If you have any troubles in your life, consider a re-frame. If you were criticized, Twist what they said to you into a compliment. Struggling financially? Maybe this is an invitation to visit a personal finance blog or visit the library to learn. If you’re ill, consider it an opportunity to listen to your body and assess its needed. Lost a love one? Take the opportunity to jot down all of you special memories and allow yourself to feel that light ray of joy, if only for a moment. Hard times make for strong men (and women).

Something actionable

Life isn’t fair. But that’s what makes is fun. Here’s a tip to accelerate your mental performance above the lethargic masses. Start a challenge. Stop making life more tedious than it needs to be by follow the rules exactly. Creating regular challenge for yourself will help you level up in all areas. Set yourself a 30-day challenge to blog daily (I’m currently 23 days into mine) or not eat sugar, for example. Now it’s a game, rather than a chore. And the sense of accomplishment at the end is incredible.

Just for fun

As a child, I was enthralled by the legends of King Arthur. Evidence continues to emerge supporting and refuting the existence of the brave king, from cryptic texts referencing “Artognou” to carbon-dated pottery suggesting a flourishing stronghold during his supposed lifetime. Over time, the narrative spreading far and wide, ever-evolving to fit the current sociopolitical environment. The stories all weave together fantasy with fact, or at least a small kernel of reality. I’ve read two interesting articles on King Arthur recently–Was King Arthur a Real Person? from Smithsonian and King Arthur in Brittany from Bonjour From Brittany. We will likely never know whether a historical King Arthur actually existed, but his legend shows no signs of diminishing.
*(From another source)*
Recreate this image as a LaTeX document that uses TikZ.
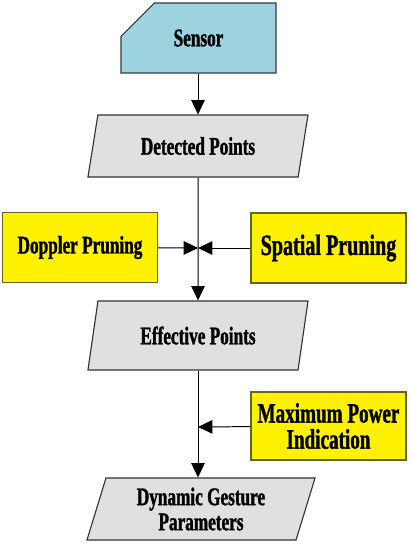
\documentclass[tikz,border=0pt]{standalone}
\usepackage{fontspec}
\setmainfont[FakeStretch=0.68, BoldFeatures={FakeBold=1.3}]{Liberation Serif}
\usepackage{tikz}
\usetikzlibrary{arrows.meta, shapes.geometric, shapes.misc}
\definecolor{sensorblue}{RGB}{157,211,223}
\definecolor{pointgray}{RGB}{224,224,224}
\definecolor{pruneedge}{RGB}{100,100,40}

\begin{document}
\begin{tikzpicture}[
    x=0.025cm, y=-0.025cm,
    every node/.style={font=\bfseries\fontsize{18}{18}\selectfont},
    sensor/.style={draw=black!70!sensorblue, thick, fill=sensorblue,
                   chamfered rectangle, chamfered rectangle corners=north west,
                   chamfered rectangle xsep=7.5mm, chamfered rectangle ysep=8.5mm,
                   minimum width=38.75mm, minimum height=17.5mm, inner sep=0pt},
    points/.style={draw=black!80, thick, fill=pointgray, trapezium,
                   trapezium left angle=70, trapezium right angle=110,
                   trapezium stretches body, minimum width=55mm, align=center},
    prune/.style={draw=pruneedge, thick, fill=yellow,
                  minimum width=38.75mm, minimum height=17.5mm, align=center},
    flow/.style={line width=0.7pt, -{Triangle[length=3.6mm, width=3.4mm]}},
]

\useasboundingbox (0,0) rectangle (411,547);

% --- Sensor and point sets -------------------------------------------
\node[sensor] (sensor) at (198.5, 38) {Sensor};
\node[points, minimum height=15.5mm] (detected) at (198, 146) {Detected Points};
\node[points, minimum height=17.25mm] (effective) at (198, 335.5) {Effective Points};
\node[points, minimum height=15.5mm, minimum width=57mm,
      font=\bfseries\fontsize{18}{17.8}\selectfont]
    (gesture) at (201, 509) {Dynamic Gesture\\Parameters};

% --- Pruning / selection steps ----------------------------------------
\node[prune] (doppler) at (80, 247.5) {Doppler Pruning};
\node[prune, font=\bfseries\fontsize{21}{21}\selectfont] (spatial) at (328.5, 248) {Spatial Pruning};
\node[prune, minimum height=17mm, font=\bfseries\fontsize{20}{18.5}\selectfont]
    (power) at (328.5, 426) {Maximum Power\\Indication};

% Junctions on the main line
\coordinate (jprune) at (198, 248);
\coordinate (jpower) at (198, 427);

% --- Main flow -----------------------------------------------------
\draw[flow] (sensor.south -| detected.north) -- (detected.north);
\draw[flow] (detected.south) -- (effective.north);
\draw[flow] (effective.south) -- (effective.south |- gesture.north);

% --- Side inputs ---------------------------------------------------
\draw[flow] (doppler) -- (jprune);
\draw[flow] (spatial) -- (jprune);
\draw[flow] (power) -- (jpower);

\end{tikzpicture}
\end{document}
By the way, if you enjoy lessons in history and culture, I would highly recommend subscribing to The Cultural Tutor newsletter. Each week, the author, Sheehan Quirke, gives overview and background on a piece of classical music, a historical figure, a painting, and architectural masterpiece, rhetoric, writing, an historical anecdote or recipe, and a critical thinking question to which readers can reply. From the author: “My dream is for people to learn about the Greeks and Romans, about Gothic architecture and Baroque music. My dream is for people to think critically, speak persuasively, and write elegantly. My mission is a beautiful education.” Once again, I highly recommend if this type of thing appeals to you!

10 thoughts on “Web Miscellany: Compilation #104

  1. I think real is subjective. But believe all mythological and legendary figures are real, in that their baseses run backwards in time toward an agreement of probably forgotten historical merit. Arthur if not real in his own rite and right is based on something that was, and I don’t necessarily see why truths can’t be inclusive.

    That said, my labour day is well enough. I helped my parents with a yard sale they’ve been putting off for years and and have today to my own designs. So I’ll go sell records in a low-key attempt to fatten my wallet (I sell all my obsoletestuff if I can, rather than send it to crooked thrifts like Goodwill), and to see if the new Corus Corax CD is at Bullmoose.


    1. I agree with your take on mythological and legendary figures. Similar to fables and fairy tales, the importance is the lessons being taught and inspiration to adopt admirable traits. A believe most, if not all, was inspired by at least some small kernel of reality and then expanded and adapted to match audience.

      It sounds like a nice weekend. Goodwill is awful; anything we can’t sell gets donated to a local hospice. My partner has a ton of old collectibles we’ve been meaning to get rid of, so I think is my sign to get to it. He has a Sandman manuscript signed by Neil Gaiman and supposedly there is a now a woke Sandman TV series, so maybe this is the time.

      Liked by 1 person

  2. I love your idea on reframing! It’s all in how we look at things, but that can be easy to forget. Very timely reminder for me. Thank you!